Liberals in the Democratic Party believe they now have a mandate to help the victims of those storms, to roll back a generation of conservatism.
The new president's great selling point is his intellect. He may run bigger government but it will be smarter government. That's the boast.
He's also trying to tap into the American sense of community, to get the people to do their bit and lend their neighbours a hand.
Fifty years ago they came from the north to help build the civil rights movement in the southern states. Today they're arriving to help rebuild the city of New Orleans after the flood.

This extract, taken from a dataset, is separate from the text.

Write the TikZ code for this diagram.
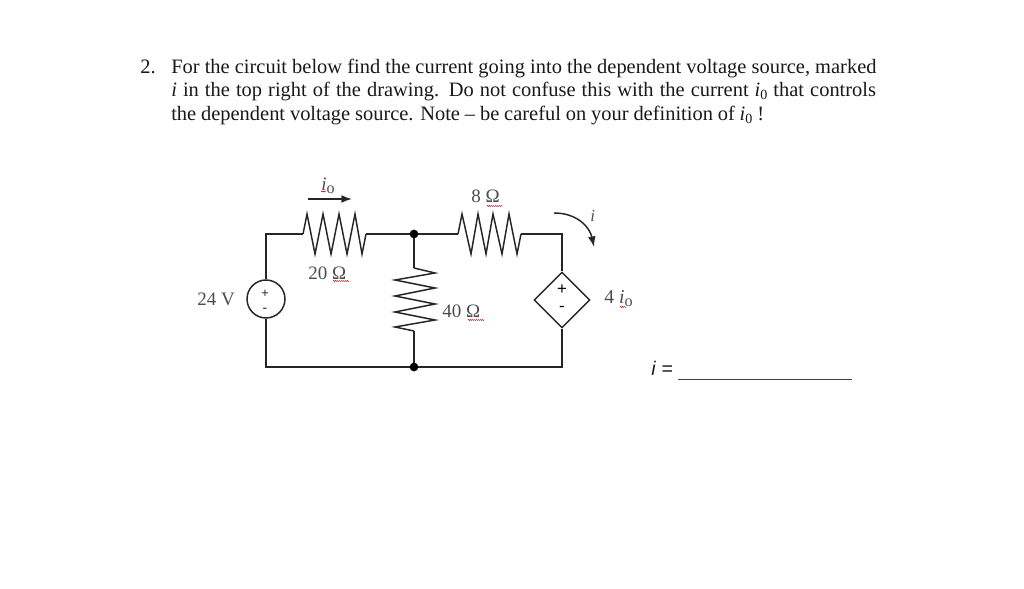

Zack Rosenberg is a Washington lawyer who came to New Orleans to lend a hand three years ago and never left. His St Bernard project can rebuild an entire house for $15,000 - a sixth of the normal contractor's cost.
The labour is provided by volunteers and the material is funded by small government grants and private donations. It's non-partisan, not for profit and, he believes, it could be replicated across the country.
Perhaps Obama sees this as a model for rebuilding America. But those at the Tea Parties would be sceptical. Where's the free enterprise, the American spirit of the individual? Where's the profit in what sounds to them like naive liberal idealism?
The President's appeal to altruism and self-sacrifice is met with suspicion in the gun stores which have seen sales rocket since November. There's now a national shortage of ammunition.
The increased trade - up 100% in the Louisiana store we visited - has been driven by Obama's promise to reimpose controls on assault rifles and by that general, wide ranging anxiety identified by the people at the Tea Parties.
Obama's political savvy has now led him quietly to shelve his planned gun legislation.
Therein lies a lesson in Obamaism, both for those who fear it and for others who've invested in him such hope.
With battles ahead on so many fronts, President Obama is apparently choosing to fight only those he thinks he can win.